## START Data for this task
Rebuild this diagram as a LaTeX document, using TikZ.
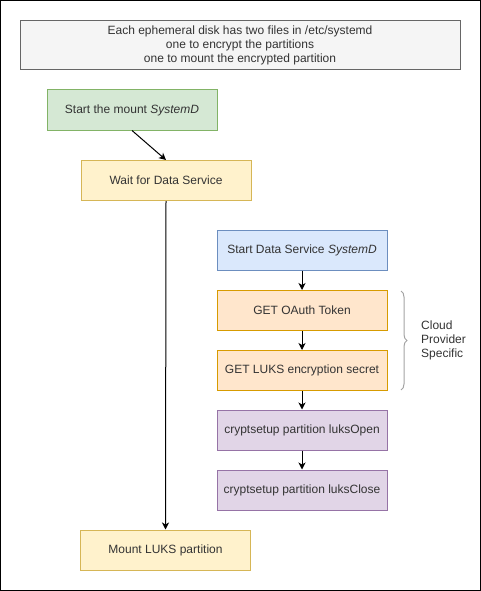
\documentclass[tikz,border=0pt]{standalone}
\usepackage{fontspec}
\setmainfont{Liberation Sans}
\usetikzlibrary{%
    decorations.pathreplacing,%
    arrows.meta
}
\definecolor{notefill}{HTML}{F5F5F5}
\definecolor{notedraw}{HTML}{666666}
\definecolor{notetext}{HTML}{333333}
\definecolor{greenfill}{HTML}{D5E8D4}
\definecolor{greendraw}{HTML}{82B366}
\definecolor{yellowfill}{HTML}{FFF2CC}
\definecolor{yellowdraw}{HTML}{D6B656}
\definecolor{bluefill}{HTML}{DAE8FC}
\definecolor{bluedraw}{HTML}{6C8EBF}
\definecolor{orangefill}{HTML}{FFE6CC}
\definecolor{orangedraw}{HTML}{D79B00}
\definecolor{purplefill}{HTML}{E1D5E7}
\definecolor{purpledraw}{HTML}{9673A6}

\begin{document}
\begin{tikzpicture}[x=1pt,y=-1pt,
    every node/.style={font={\fontsize{12}{14}\selectfont},text=black!80},
    stepbox/.style={draw,line width=1pt,minimum width=170pt,
        minimum height=40pt,inner sep=0pt},
    greenstep/.style={stepbox,fill=greenfill,draw=greendraw},
    yellowstep/.style={stepbox,fill=yellowfill,draw=yellowdraw},
    bluestep/.style={stepbox,fill=bluefill,draw=bluedraw},
    orangestep/.style={stepbox,fill=orangefill,draw=orangedraw},
    purplestep/.style={stepbox,fill=purplefill,draw=purpledraw},
    flow/.style={-{Stealth[length=7pt,width=7pt,inset=2pt]},line width=1pt,black}]
\useasboundingbox (0,0) rectangle (481,591);
\draw[line width=1pt] (0.5,0.5) rectangle (480.5,590.5);

% note on top
\node[draw=notedraw,fill=notefill,line width=1pt,minimum width=440pt,
    minimum height=49pt,inner sep=0pt,align=center,text=notetext]
    (note) at (240,45.5)
    {Each ephemeral disk has two files in /etc/systemd\\
     one to encrypt the partitions\\
     one to mount the encrypted partition};

% mount side
\node[greenstep] (mountsd) at (132,110) {Start the mount \textit{SystemD}};
\node[yellowstep] (wait) at (166,180.5) {Wait for Data Service};
\node[yellowstep] (mountluks) at (165.5,550) {Mount LUKS partition};

% data service side
\node[bluestep] (datasd) at (302,250) {Start Data Service \textit{SystemD}};
\node[orangestep] (oauth) at (302,310.5) {GET OAuth Token};
\node[orangestep] (secret) at (302,370.5) {GET LUKS encryption secret};
\node[purplestep] (open) at (302,430) {cryptsetup partition luksOpen};
\node[purplestep] (close) at (302,490) {cryptsetup partition luksClose};

\draw[flow] (mountsd.south) -- (wait.north);
\draw[flow] (wait.south) -- (mountluks.north);
\draw[flow] (datasd) -- (oauth);
\draw[flow] (oauth) -- (secret);
\draw[flow] (secret) -- (open);
\draw[flow] (open) -- (close);

% brace round the provider steps
\coordinate (bracetop) at (401,291);
\coordinate (bracebot) at (401,390);
\draw[notedraw!60,line width=1pt,decorate,
    decoration={brace,amplitude=6pt}] (bracetop) -- (bracebot);
\node[anchor=west,align=left,inner sep=0pt] (provider) at (421,340)
    {Cloud\\Provider\\Specific};
\end{tikzpicture}
\end{document}
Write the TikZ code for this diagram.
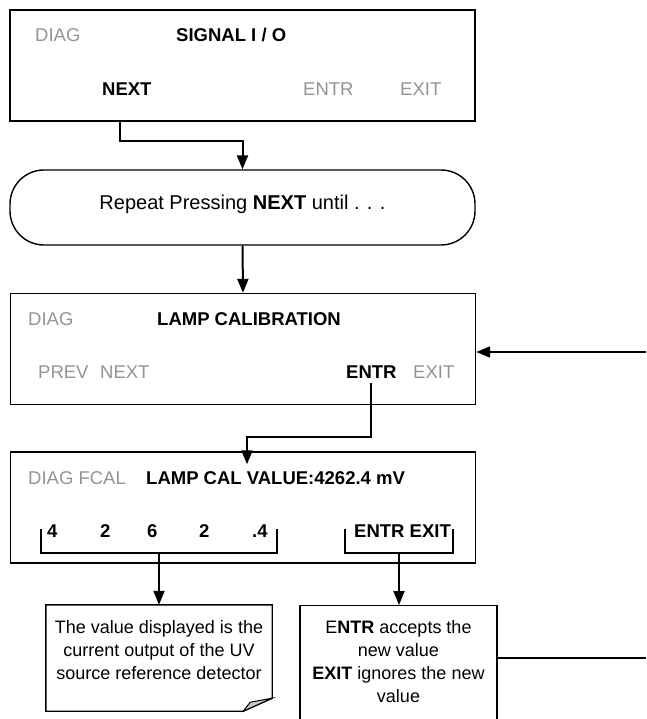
\documentclass[tikz,border=0pt]{standalone}
\usepackage{fontspec}
\setmainfont{Liberation Sans}
\usepackage{tikz}
\usepackage{xcolor}
\usetikzlibrary{arrows.meta}
\definecolor{softkey}{gray}{0.58}

\begin{document}
\begin{tikzpicture}[x=1pt,y=-1pt,
    font=\fontsize{18.5}{22}\selectfont,
    screen/.style={draw, line width=1.4pt, minimum width=465pt, minimum height=111pt, inner sep=0pt},
    key/.style={anchor=base west, inner sep=0pt, text=softkey},
    hot/.style={anchor=base west, inner sep=0pt, font=\fontsize{18.5}{22}\selectfont\bfseries},
    notetext/.style={align=center, inner sep=0pt, font=\fontsize{18}{23}\selectfont},
    flow/.style={line width=2pt, -{Triangle[length=14pt,width=11pt]}},
    wire/.style={line width=2pt}]
\useasboundingbox (0,0) rectangle (646,719);
\clip (0,0) rectangle (646,719);

\node[screen] (sigbox) at (242.5,65.5) {};
\node[key] (diag1) at (35,41.5) {DIAG};
\node[hot] (sigtitle) at (176,41.5) {SIGNAL I / O};
\node[hot] (next1) at (102,96) {NEXT};
\node[key] (entr1) at (303,96) {ENTR};
\node[key] (exit1) at (400,96) {EXIT};

\node[draw, line width=1.4pt, rounded corners=34pt, minimum width=465pt, minimum height=75pt,
    font=\fontsize{20}{24}\selectfont, text height=14pt, text depth=9pt] (repeat) at (242.5,207.5) {Repeat Pressing \textbf{NEXT} until . . .};

\node[screen] (lampbox) at (243,349) {};
\node[key] (diag2) at (28,325) {DIAG};
\node[hot] (lamptitle) at (157,325) {LAMP CALIBRATION};
\node[key] (prev2) at (38,378) {PREV};
\node[key] (next2) at (100,378) {NEXT};
\node[hot] (entr2) at (346,378) {ENTR};
\node[key] (exit2) at (413,378) {EXIT};

\node[screen] (valbox) at (243,507.5) {};
\node[key] (diag3) at (28,484) {DIAG FCAL};
\node[hot] (valtitle) at (146,484) {LAMP CAL VALUE:4262.4 mV};
\foreach \d/\x [count=\i] in {4/47,2/100,6/147,2/199,.4/252}
    \node[hot] (dig\i) at (\x,537) {\d};
\node[hot] (keys3) at (354,537) {ENTR EXIT};
\draw[line width=1.4pt] (41,529) |- (277,553) -- (277,529);
\draw[line width=1.4pt] (345,529) |- (453,553) -- (453,529);
\coordinate (digbr) at (159,553);
\coordinate (keybr) at (399,553);

\node[minimum width=226pt, minimum height=106pt, inner sep=0pt] (vnote) at (159,658) {};
\node[notetext] (vtext) at ([yshift=8pt]vnote.center) {The value displayed is the\\current output of the UV\\source reference detector};
\draw[line width=1.4pt] (vnote.south west) -- (vnote.north west) -- (vnote.north east) -- ([yshift=13pt]vnote.south east) -- ([xshift=-29pt]vnote.south east) -- cycle;
\filldraw[fill=gray!45, line width=1pt] ([yshift=13pt]vnote.south east) -- ([xshift=-22pt,yshift=9pt]vnote.south east) -- ([xshift=-29pt]vnote.south east) -- cycle;

\node[draw, line width=1.4pt, minimum width=197pt, minimum height=150pt, anchor=north] (exitnote) at (398.5,605) {};
\node[notetext] (exittext) at (398.5,662) {E\textbf{NTR} accepts the\\new value\\\textbf{EXIT} ignores the new\\value};

\coordinate (loopin) at (646,352);
\coordinate (loopout) at (646,658);

\draw[flow] ([xshift=-7pt]next1.south |- sigbox.south) -- ++(0,19) -| (repeat.north);
\draw[flow] (repeat.south) -- (lampbox.north);
\draw[flow] (loopin) -- (loopin -| lampbox.east);
\draw[flow] ([yshift=-5pt]entr2.south) -- ++(0,54) -| ([xshift=4pt,yshift=-13pt]valbox.north);
\draw[flow] (digbr) -- (digbr |- vnote.north);
\draw[flow] (keybr) -- (keybr |- exitnote.north);
\draw[wire] (exitnote.east |- loopout) -- (loopout);
\end{tikzpicture}
\end{document}
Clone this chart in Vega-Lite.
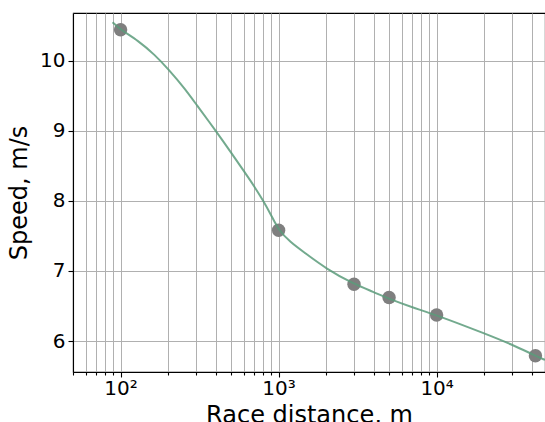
{
  "$schema": "https://vega.github.io/schema/vega-lite/v6.json",
  "width": 472,
  "height": 359,
  "autosize": "none",
  "padding": {"left": 73, "top": 13, "right": 0, "bottom": 50},
  "background": "white",
  "config": {
    "font": "DejaVu Sans",
    "view": {"stroke": "black", "strokeWidth": 1.1},
    "axis": {
      "labelFont": "DejaVu Sans",
      "titleFont": "DejaVu Sans",
      "labelFontSize": 20,
      "titleFontSize": 24,
      "titleFontWeight": "normal",
      "labelColor": "black",
      "titleColor": "black",
      "domainColor": "black",
      "domainWidth": 1.1,
      "tickColor": "black",
      "tickWidth": 1.1,
      "gridColor": "#b0b0b0",
      "gridWidth": 1
    }
  },
  "datasets": {
    "curve": [
      {"distance": 89, "speed": 10.545},
      {"distance": 100, "speed": 10.44},
      {"distance": 129, "speed": 10.285},
      {"distance": 165, "speed": 10.08},
      {"distance": 200, "speed": 9.88},
      {"distance": 255, "speed": 9.6},
      {"distance": 300, "speed": 9.38},
      {"distance": 400, "speed": 9.0},
      {"distance": 500, "speed": 8.69},
      {"distance": 600, "speed": 8.43},
      {"distance": 700, "speed": 8.21},
      {"distance": 800, "speed": 8.0},
      {"distance": 900, "speed": 7.79},
      {"distance": 1000, "speed": 7.58},
      {"distance": 1186, "speed": 7.41},
      {"distance": 1439, "speed": 7.27},
      {"distance": 2000, "speed": 7.03},
      {"distance": 3000, "speed": 6.81},
      {"distance": 4000, "speed": 6.7},
      {"distance": 5000, "speed": 6.6},
      {"distance": 7000, "speed": 6.48},
      {"distance": 10000, "speed": 6.37},
      {"distance": 20000, "speed": 6.11},
      {"distance": 30000, "speed": 5.95},
      {"distance": 42195, "speed": 5.79},
      {"distance": 48500, "speed": 5.73}
    ],
    "races": [
      {"distance": 100, "speed": 10.44},
      {"distance": 1000, "speed": 7.58},
      {"distance": 3000, "speed": 6.81},
      {"distance": 5000, "speed": 6.62},
      {"distance": 10000, "speed": 6.37},
      {"distance": 42195, "speed": 5.79}
    ]
  },
  "encoding": {
    "x": {
      "field": "distance",
      "type": "quantitative",
      "scale": {"type": "log", "domain": [50, 48500], "nice": false},
      "axis": {
        "title": "Race distance, m",
        "values": [50, 60, 70, 80, 90, 100, 200, 300, 400, 500, 600, 700, 800, 900, 1000, 2000, 3000, 4000, 5000, 6000, 7000, 8000, 9000, 10000, 20000, 30000, 40000],
        "labelExpr": "datum.value == 100 ? '10²' : datum.value == 1000 ? '10³' : datum.value == 10000 ? '10⁴' : ''",
        "tickSize": {"condition": {"test": "datum.value == 100 || datum.value == 1000 || datum.value == 10000", "value": 5}, "value": 3},
        "labelPadding": 1,
        "labelFlush": false,
        "labelOverlap": false,
        "titlePadding": 5
      }
    },
    "y": {
      "field": "speed",
      "type": "quantitative",
      "scale": {"domain": [5.558, 10.678], "nice": false, "zero": false},
      "axis": {
        "title": "Speed, m/s",
        "values": [6, 7, 8, 9, 10],
        "tickSize": 5,
        "labelPadding": 3,
        "titlePadding": 8
      }
    }
  },
  "layer": [
    {
      "data": {"name": "races"},
      "mark": {"type": "point", "filled": true, "size": 180, "color": "#7f7f7f", "opacity": 1}
    },
    {
      "data": {"name": "curve"},
      "mark": {"type": "line", "interpolate": "basis", "color": "#5a9b7a", "strokeWidth": 2, "opacity": 0.85, "clip": true}
    }
  ]
}
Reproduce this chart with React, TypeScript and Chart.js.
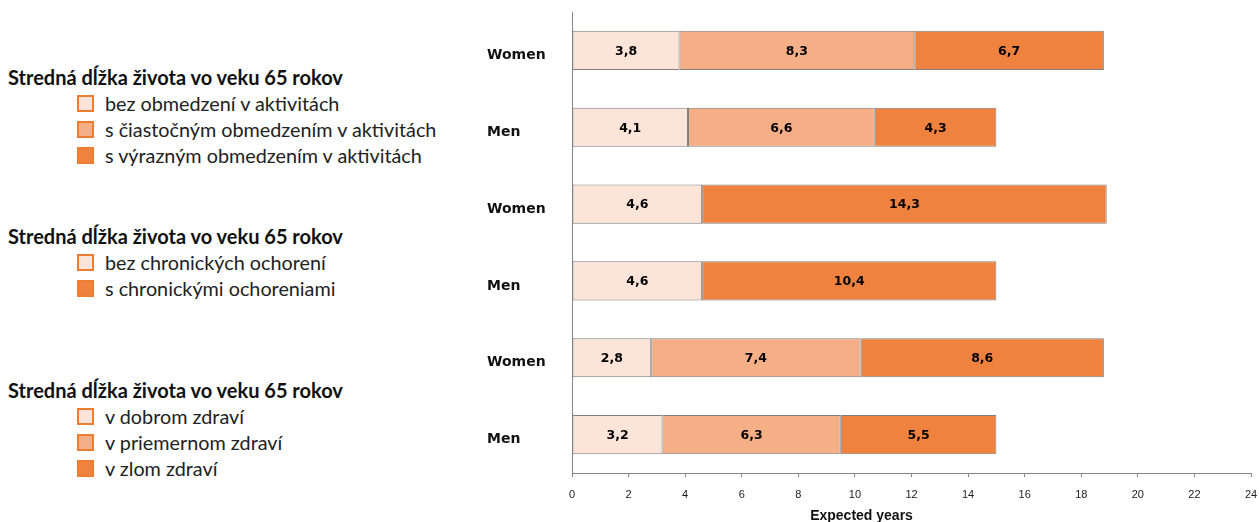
import React, { useEffect, useRef } from "react";
import { Chart, registerables } from "chart.js";

Chart.register(...registerables);

const categories = ["Women", "Men", "Women", "Men", "Women", "Men"];
const seriesLight = [3.8, 4.1, 4.6, 4.6, 2.8, 3.2];
const seriesMid: (number | null)[] = [8.3, 6.6, null, null, 7.4, 6.3];
const seriesDark = [6.7, 4.3, 14.3, 10.4, 8.6, 5.5];
const xTicksMax = 24;
const xTitle = "Expected years";

const legendTitle = "Stredná dĺžka života vo veku 65 rokov";
const legendGroup1 = ["bez obmedzení v aktivitách", "s čiastočným obmedzením v aktivitách", "s výrazným obmedzením v aktivitách"];
const legendGroup2 = ["bez chronických ochorení", "s chronickými ochoreniami"];
const legendGroup3 = ["v dobrom zdraví", "v priemernom zdraví", "v zlom zdraví"];

const LIGHT = "#FCE4D8";
const MID = "#F5AF87";
const DARK = "#F0823F";
const EDGE = "#ED7D31";

const valueLabels = {
  id: "valueLabels",
  afterDatasetsDraw(chart: any) {
    const ctx = chart.ctx;
    ctx.save();
    ctx.font = "bold 12.5px 'DejaVu Sans', Verdana, sans-serif";
    ctx.fillStyle = "#000";
    ctx.textAlign = "center";
    ctx.textBaseline = "middle";
    chart.data.datasets.forEach((ds: any, di: number) => {
      const meta = chart.getDatasetMeta(di);
      meta.data.forEach((bar: any, i: number) => {
        const v = ds.data[i];
        if (v === null || v === undefined) return;
        const cx = (bar.x + bar.base) / 2;
        ctx.fillText(String(v.toFixed(1)).replace(".", ","), cx, bar.y + 1);
      });
    });
    ctx.restore();
  },
};

const axisTitle = {
  id: "axisTitle",
  afterDraw(chart: any) {
    const ctx = chart.ctx;
    const a = chart.chartArea;
    ctx.save();
    ctx.font = "bold 14px 'Liberation Sans', Arial, sans-serif";
    ctx.fillStyle = "#111";
    ctx.textAlign = "center";
    ctx.textBaseline = "middle";
    ctx.fillText(xTitle, (a.left + a.right) / 2 - 50, a.bottom + 43);
    ctx.restore();
  },
};

function LegendBlock({ top, items, colors }: { top: number; items: string[]; colors: string[] }) {
  return (
    <>
      <div
        style={{
          position: "absolute",
          left: 8,
          top: top - 12,
          height: 24,
          lineHeight: "24px",
          fontFamily: "Lato, 'Open Sans', sans-serif",
          fontWeight: 700,
          fontSize: 20,
          color: "#111",
          whiteSpace: "nowrap",
        }}
      >
        {legendTitle}
      </div>
      {items.map((t, i) => (
        <div
          key={i}
          style={{ position: "absolute", left: 77, top: top + 26 * (i + 1) - 12, height: 24, display: "flex", alignItems: "center" }}
        >
          <div
            style={{
              width: 13,
              height: 13,
              background: colors[i],
              border: `2px solid ${EDGE}`,
            }}
          />
          <div
            style={{
              marginLeft: 11,
              fontFamily: "Lato, 'Open Sans', sans-serif",
              fontSize: 19.8,
              color: "#222",
              whiteSpace: "nowrap",
              lineHeight: "24px",
            }}
          >
            {t}
          </div>
        </div>
      ))}
    </>
  );
}

export default function App() {
  const ref = useRef<HTMLCanvasElement | null>(null);

  useEffect(() => {
    if (!ref.current) return;
    const chart = new Chart(ref.current, {
      type: "bar",
      data: {
        labels: categories,
        datasets: [
          { label: "light", data: seriesLight, backgroundColor: LIGHT, borderColor: "#7F7F7F", borderWidth: 1, borderSkipped: false },
          { label: "mid", data: seriesMid, backgroundColor: MID, borderColor: "#7F7F7F", borderWidth: 1, borderSkipped: false },
          { label: "dark", data: seriesDark, backgroundColor: DARK, borderColor: "#7F7F7F", borderWidth: 1, borderSkipped: false },
        ],
      },
      options: {
        indexAxis: "y",
        animation: false,
        responsive: false,
        maintainAspectRatio: false,
        layout: { autoPadding: false, padding: { left: 17, right: 8, top: 12, bottom: 0 } },
        datasets: { bar: { barPercentage: 0.51, categoryPercentage: 1 } },
        plugins: { legend: { display: false }, tooltip: { enabled: false } },
        scales: {
          x: {
            stacked: true,
            min: 0,
            max: xTicksMax,
            ticks: { stepSize: 2, color: "#222", font: { family: "'Liberation Sans', Arial, sans-serif", size: 11 }, padding: 11 },
            grid: { drawOnChartArea: false, drawTicks: true, tickLength: 4, color: "#868686" },
            border: { display: true, color: "#868686" },
            afterFit: (s: any) => {
              s.height = 49;
              s.paddingLeft = 0;
              s.paddingRight = 0;
            },
          },
          y: {
            stacked: true,
            ticks: {
              color: "#111",
              crossAlign: "far",
              labelOffset: 5,
              font: { family: "'DejaVu Sans', Verdana, sans-serif", size: 14, weight: "bold" },
            },
            grid: { display: false },
            border: { display: true, color: "#868686" },
            afterFit: (s: any) => {
              s.width = 85;
              s.paddingTop = 0;
              s.paddingBottom = 0;
            },
          },
        },
      },
      plugins: [valueLabels, axisTitle],
    } as any);
    return () => chart.destroy();
  }, []);

  return (
    <div style={{ position: "fixed", left: 0, top: 0, width: 1259, height: 522, background: "#fff", overflow: "hidden" }}>
      <LegendBlock top={77} items={legendGroup1} colors={[LIGHT, MID, DARK]} />
      <LegendBlock top={236} items={legendGroup2} colors={[LIGHT, DARK]} />
      <LegendBlock top={390} items={legendGroup3} colors={[LIGHT, MID, DARK]} />
      <canvas ref={ref} width={789} height={522} style={{ position: "absolute", left: 470, top: 0, width: 789, height: 522 }} />
    </div>
  );
}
## END Data for this task
## What is asked
Report the number of lines in the entries above that include the word "diagram" and add nothing to it.

## Solution for this problem
2